Le 23 novembre 2000, le débat rebondit. Dans un entretien au Monde, le général Paul Aussaresses, 82 ans, coordinateur des services de renseignement à Alger en 1957, évoque pour la première fois ses crimes de guerre, en particulier les exécutions sommaires qu'il a pratiquées en personne. Il précise qu'il n'en a ni remords ni regret.
Une repentance de l'Etat français ? Il serait contre. Dans cette même édition, le général Massu revient de son côté sur ses "regrets". Il avoue qu'il a toujours souffert de voir son nom "associé à la torture" et déclare que, "si la France reconnaissait et condamnait ces pratiques, [il] prendrait cela pour une avancée."
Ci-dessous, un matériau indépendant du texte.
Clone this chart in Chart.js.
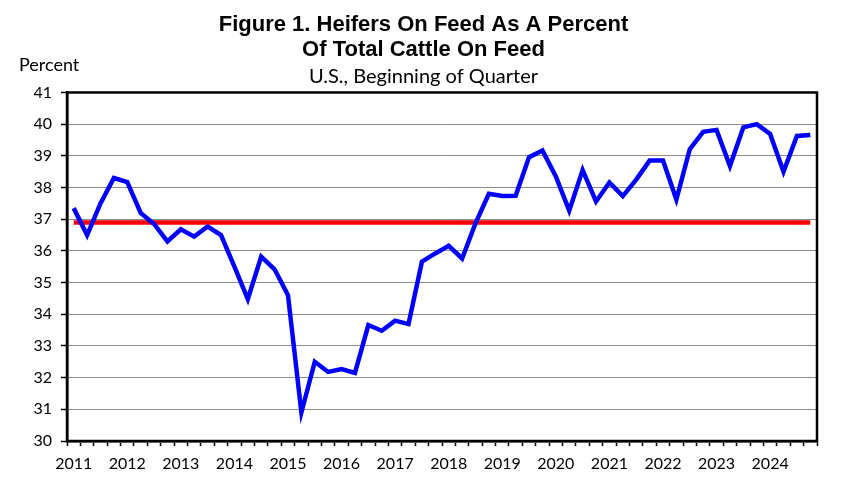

Il évoque au passage les deux enfants algériens qu'il a adoptés en 1958 : Malika, qui lui a été confiée à l'âge de 15 ans par ses parents, et Rodolphe, qu'il a recueilli à l'âge de six ans. "Pour moi, ils sont la preuve que l'intégration, celle pour laquelle je me suis toujours battu, était possible et n'était pas une chimère", souligne-t-il. Au cours de cet entretien réalisé à Conflans-sur-Loing en présence de sa seconde épouse, Massu prévient qu'il gardera, désormais, le silence. Accepterait-il de livrer d'autres secrets, en particulier de dire la vérité sur Maurice Audin ? Il hésite. Au terme d'un interminable silence, d'une rare intensité, il lâche, impénétrable, le regard fixe : "Je ne sais plus. Si je m'en souvenais, je vous le dirais."